A crane pick is a highly engineered procedure necessary for moving heavy and oversized components in construction, industrial, and maritime settings. This process involves the specific actions of lifting a load from one location, moving it horizontally and vertically through a defined airspace, and then accurately setting it down at a destination point. The successful execution of a pick relies entirely on meticulous planning and precision, as the forces exerted on the equipment and the ground must be calculated to prevent structural failure or tipping. A crane is an indispensable machine for these tasks, but the “pick” itself is the entire operational sequence encompassing the load, the machine, and the environment.
Defining the Crane Pick
A crane pick is fundamentally a battle against physics, where the machine’s strength must safely overcome the forces of gravity and leverage acting on a load. The load refers to the total weight being lifted, including the object itself, the hook block, and all associated rigging equipment like slings and shackles. The crane’s ability to handle this gross load is determined by its rated capacity, which is the maximum total weight it can lift for a given configuration of the boom length and angle.
The relationship between the load and the crane’s stability is governed by the radius, which is the horizontal distance from the crane’s center of rotation to the center of the load. As the radius increases, the leverage on the crane increases, and the rated capacity dramatically decreases. A significant distinction in the industry is the critical lift, which is any operation where the load exceeds 75% of the crane’s rated capacity for that specific configuration. Critical lifts also include operations involving multiple cranes, lifting personnel, or moving loads where the operator’s view is obstructed, all of which demand an even higher level of planning and oversight.
Essential Preparatory Steps
The safety and success of a pick are secured long before the hook is attached to the load, beginning with the development of a comprehensive lift plan. This process mandates a thorough site survey to assess ground stability, as the outrigger pads can exert immense pressure that may exceed the soil’s bearing capacity. The survey must also identify all overhead obstructions, such as power lines or existing structures, that could interfere with the boom or the load’s travel path.
The cornerstone of the plan is the verification of the load’s weight and its center of gravity (COG), which must account for the weight of every piece of rigging hardware. An accurate COG location is necessary to ensure the load lifts level and remains stable during movement, preventing catastrophic shifts or uncontrolled spinning. This data is then used in conjunction with the crane’s load chart, a manufacturer-provided table that specifies the maximum safe load for every combination of boom length, angle, and radius. Consulting the load chart confirms that the proposed lift configuration operates safely within the structural and stability limits of the machine.

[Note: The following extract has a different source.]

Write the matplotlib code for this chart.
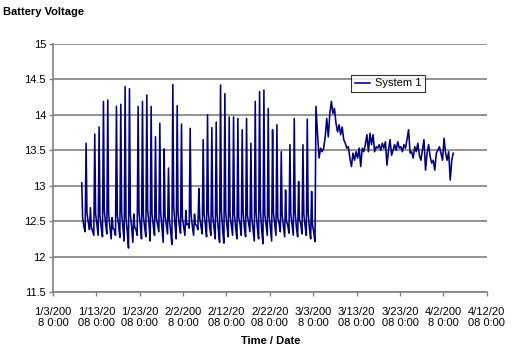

Execution and Communication During the Lift
Once the preparatory planning is complete, the execution of the pick requires the coordinated efforts of a specialized team, including the crane operator, the rigger, and the signal person. The rigger’s role is to securely attach the load to the crane’s hook using slings, shackles, and beams, ensuring all rigging gear is appropriately rated for the gross load and the specific hitch angle. Proper rigging prevents the load from slipping or becoming unstable when lifted from the ground.

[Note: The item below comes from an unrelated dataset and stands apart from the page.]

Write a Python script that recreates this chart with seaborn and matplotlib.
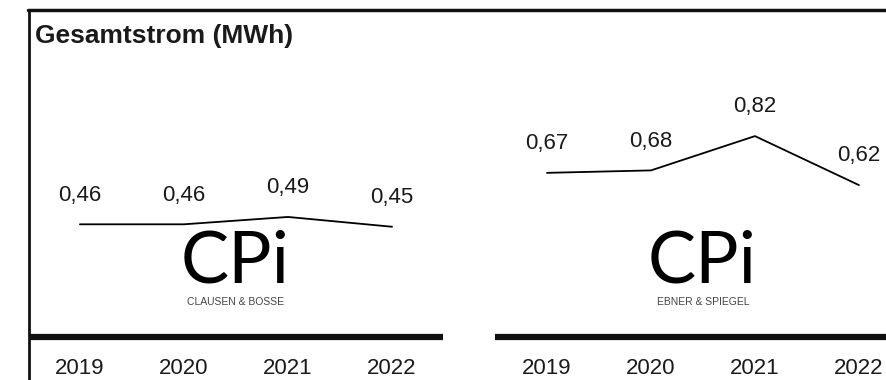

The signal person acts as the eyes of the crane operator, who often has an obstructed view of the load’s path or final placement. Communication is maintained through standardized hand signals, which are a universal, non-verbal language for directing boom movements, hoisting, lowering, and swinging. For instance, a small circular motion of an upward-pointing index finger signals the operator to hoist the load. Controlling the load’s movement, particularly preventing excessive swing or drift, is managed by ground personnel using tag lines, which are ropes attached to the load to guide its movement and rotation.
Key Safety Considerations
Safety protocols are integrated into every phase of the crane pick to mitigate the inherent risks associated with lifting heavy objects. A primary environmental concern is wind speed, which imposes lateral forces on the crane and the suspended load, increasing the risk of instability and uncontrolled swing. Most manufacturers advise ceasing operations when wind speeds reach approximately 20 to 25 miles per hour, though the exact limit depends on the crane type and the surface area of the load.
Before any lift begins, a comprehensive pre-shift inspection is mandatory to confirm the operational integrity of the crane’s components, including its wire ropes, hooks, and safety devices. The proper setup of the outriggers is equally important, as these extenders distribute the crane’s weight and the load’s pressure over a wider area. The outriggers must be fully extended and supported by substantial cribbing or mats to prevent the crane from shifting or tipping due to ground failure. These measures, which align with general industry standards, collectively manage the broad range of risks inherent in lifting operations.